» TASK REQUIREMENTS
Below are entries. Pull out all lines containing "this".

» TASK MATERIAL
┌────────
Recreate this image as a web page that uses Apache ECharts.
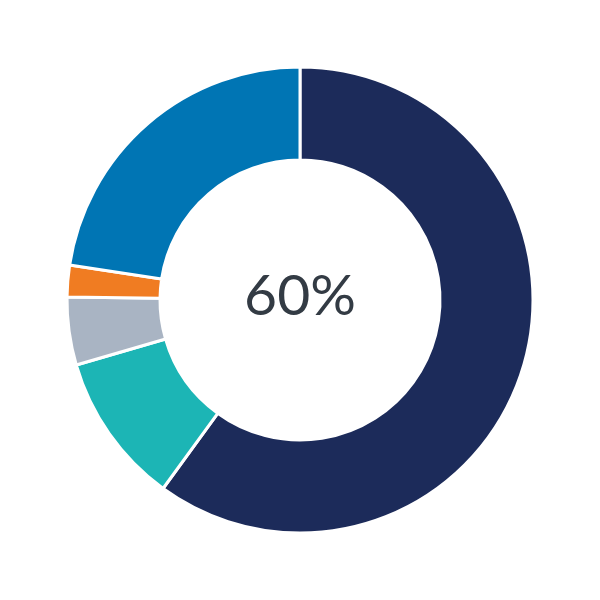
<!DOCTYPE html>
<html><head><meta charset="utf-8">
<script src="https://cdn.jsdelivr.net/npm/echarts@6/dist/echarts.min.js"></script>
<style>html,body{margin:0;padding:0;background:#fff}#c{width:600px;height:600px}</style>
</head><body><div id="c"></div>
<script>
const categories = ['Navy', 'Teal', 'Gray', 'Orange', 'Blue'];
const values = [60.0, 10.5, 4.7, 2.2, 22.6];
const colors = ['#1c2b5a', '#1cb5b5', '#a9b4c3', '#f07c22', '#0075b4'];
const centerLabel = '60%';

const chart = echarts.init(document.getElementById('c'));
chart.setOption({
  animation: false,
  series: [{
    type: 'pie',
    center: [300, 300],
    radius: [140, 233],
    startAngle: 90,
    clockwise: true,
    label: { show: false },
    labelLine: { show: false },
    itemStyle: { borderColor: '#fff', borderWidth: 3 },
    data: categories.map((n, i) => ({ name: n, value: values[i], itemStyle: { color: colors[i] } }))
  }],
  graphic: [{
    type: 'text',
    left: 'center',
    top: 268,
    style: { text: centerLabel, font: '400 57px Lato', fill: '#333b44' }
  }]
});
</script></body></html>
└────────
┌────────
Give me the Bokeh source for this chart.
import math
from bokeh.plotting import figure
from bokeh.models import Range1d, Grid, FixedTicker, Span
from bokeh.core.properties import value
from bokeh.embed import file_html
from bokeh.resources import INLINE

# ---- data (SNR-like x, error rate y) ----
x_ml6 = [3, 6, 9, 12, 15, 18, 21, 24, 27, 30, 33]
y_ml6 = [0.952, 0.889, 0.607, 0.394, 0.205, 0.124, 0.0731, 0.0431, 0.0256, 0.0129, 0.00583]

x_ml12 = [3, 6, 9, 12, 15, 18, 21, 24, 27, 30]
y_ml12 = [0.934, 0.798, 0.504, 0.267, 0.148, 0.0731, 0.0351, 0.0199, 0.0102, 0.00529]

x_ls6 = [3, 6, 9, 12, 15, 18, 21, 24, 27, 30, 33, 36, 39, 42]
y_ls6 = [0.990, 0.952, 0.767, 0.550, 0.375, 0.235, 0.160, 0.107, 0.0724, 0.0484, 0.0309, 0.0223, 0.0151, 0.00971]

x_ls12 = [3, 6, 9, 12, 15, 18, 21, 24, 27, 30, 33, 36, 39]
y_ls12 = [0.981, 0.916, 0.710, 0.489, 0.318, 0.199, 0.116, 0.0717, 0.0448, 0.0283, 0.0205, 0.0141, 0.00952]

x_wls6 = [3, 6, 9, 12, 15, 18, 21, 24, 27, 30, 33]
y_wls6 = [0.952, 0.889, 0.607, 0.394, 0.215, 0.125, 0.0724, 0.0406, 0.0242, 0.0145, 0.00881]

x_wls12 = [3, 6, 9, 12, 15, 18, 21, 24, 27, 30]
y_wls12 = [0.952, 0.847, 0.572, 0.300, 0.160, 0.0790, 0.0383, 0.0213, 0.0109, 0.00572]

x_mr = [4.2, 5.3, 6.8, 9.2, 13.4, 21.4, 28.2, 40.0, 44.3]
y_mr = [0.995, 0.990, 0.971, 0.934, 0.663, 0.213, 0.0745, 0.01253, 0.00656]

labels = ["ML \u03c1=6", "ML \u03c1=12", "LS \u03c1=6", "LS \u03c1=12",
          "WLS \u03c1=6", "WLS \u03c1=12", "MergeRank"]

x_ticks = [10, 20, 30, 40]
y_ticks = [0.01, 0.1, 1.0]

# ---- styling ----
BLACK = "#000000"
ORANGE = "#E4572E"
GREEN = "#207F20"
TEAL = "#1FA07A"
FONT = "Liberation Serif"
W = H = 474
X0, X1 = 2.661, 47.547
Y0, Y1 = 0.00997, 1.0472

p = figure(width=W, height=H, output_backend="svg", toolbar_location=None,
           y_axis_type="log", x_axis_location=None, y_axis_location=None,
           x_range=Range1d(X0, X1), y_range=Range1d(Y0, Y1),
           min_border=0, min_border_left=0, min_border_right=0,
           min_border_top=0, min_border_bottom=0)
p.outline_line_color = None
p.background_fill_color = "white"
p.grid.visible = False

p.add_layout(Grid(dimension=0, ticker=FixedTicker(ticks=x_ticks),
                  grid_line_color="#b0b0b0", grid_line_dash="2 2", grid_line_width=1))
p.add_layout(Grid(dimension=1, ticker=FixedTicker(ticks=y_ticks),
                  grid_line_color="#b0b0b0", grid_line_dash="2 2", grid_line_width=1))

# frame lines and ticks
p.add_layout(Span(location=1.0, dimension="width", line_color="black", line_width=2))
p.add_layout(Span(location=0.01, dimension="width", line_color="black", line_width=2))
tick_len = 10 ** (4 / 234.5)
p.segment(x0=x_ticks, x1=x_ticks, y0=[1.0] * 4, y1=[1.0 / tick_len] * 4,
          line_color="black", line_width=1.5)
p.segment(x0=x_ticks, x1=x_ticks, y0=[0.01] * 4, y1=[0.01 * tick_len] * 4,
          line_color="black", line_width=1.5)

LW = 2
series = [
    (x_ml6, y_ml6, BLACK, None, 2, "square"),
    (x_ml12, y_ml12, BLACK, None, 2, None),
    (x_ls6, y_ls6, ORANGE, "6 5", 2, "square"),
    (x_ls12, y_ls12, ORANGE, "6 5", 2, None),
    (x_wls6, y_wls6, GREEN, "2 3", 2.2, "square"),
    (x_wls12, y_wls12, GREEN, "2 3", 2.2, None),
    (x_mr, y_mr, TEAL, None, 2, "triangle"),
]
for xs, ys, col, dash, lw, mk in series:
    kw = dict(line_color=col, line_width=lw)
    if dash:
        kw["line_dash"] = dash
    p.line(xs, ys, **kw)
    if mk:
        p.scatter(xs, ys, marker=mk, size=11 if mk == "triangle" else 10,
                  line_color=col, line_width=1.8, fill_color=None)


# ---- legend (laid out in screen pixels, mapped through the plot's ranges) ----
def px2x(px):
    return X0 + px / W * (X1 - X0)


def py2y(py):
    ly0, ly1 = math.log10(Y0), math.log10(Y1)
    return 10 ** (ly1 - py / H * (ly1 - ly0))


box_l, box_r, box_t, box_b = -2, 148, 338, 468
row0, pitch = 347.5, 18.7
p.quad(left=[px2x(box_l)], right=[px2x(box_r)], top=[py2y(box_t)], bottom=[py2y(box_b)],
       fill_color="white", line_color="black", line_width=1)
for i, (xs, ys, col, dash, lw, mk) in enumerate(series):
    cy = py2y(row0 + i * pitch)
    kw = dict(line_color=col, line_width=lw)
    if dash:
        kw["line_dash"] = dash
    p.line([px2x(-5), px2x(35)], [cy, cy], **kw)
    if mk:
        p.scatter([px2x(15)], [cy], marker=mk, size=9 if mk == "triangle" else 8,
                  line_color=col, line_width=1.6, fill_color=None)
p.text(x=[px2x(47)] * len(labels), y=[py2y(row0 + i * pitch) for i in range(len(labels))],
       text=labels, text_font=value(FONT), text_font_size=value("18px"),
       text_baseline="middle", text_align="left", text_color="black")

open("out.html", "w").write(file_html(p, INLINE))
└────────
┌────────
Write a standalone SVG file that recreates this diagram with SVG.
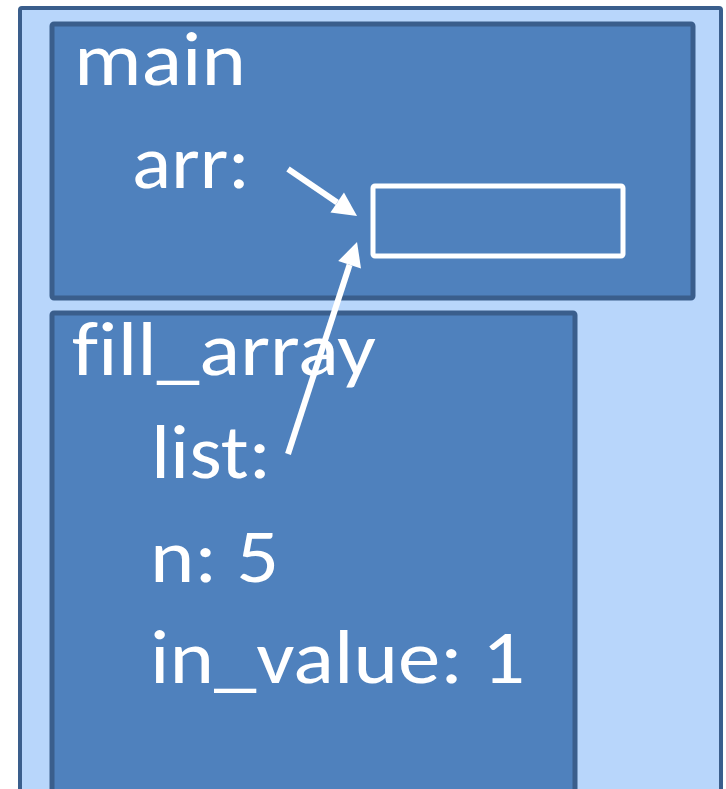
└────────
» SOLUTION
Recreate this image as a web page that uses Apache ECharts.
Give me the Bokeh source for this chart.
Write a standalone SVG file that recreates this diagram with SVG.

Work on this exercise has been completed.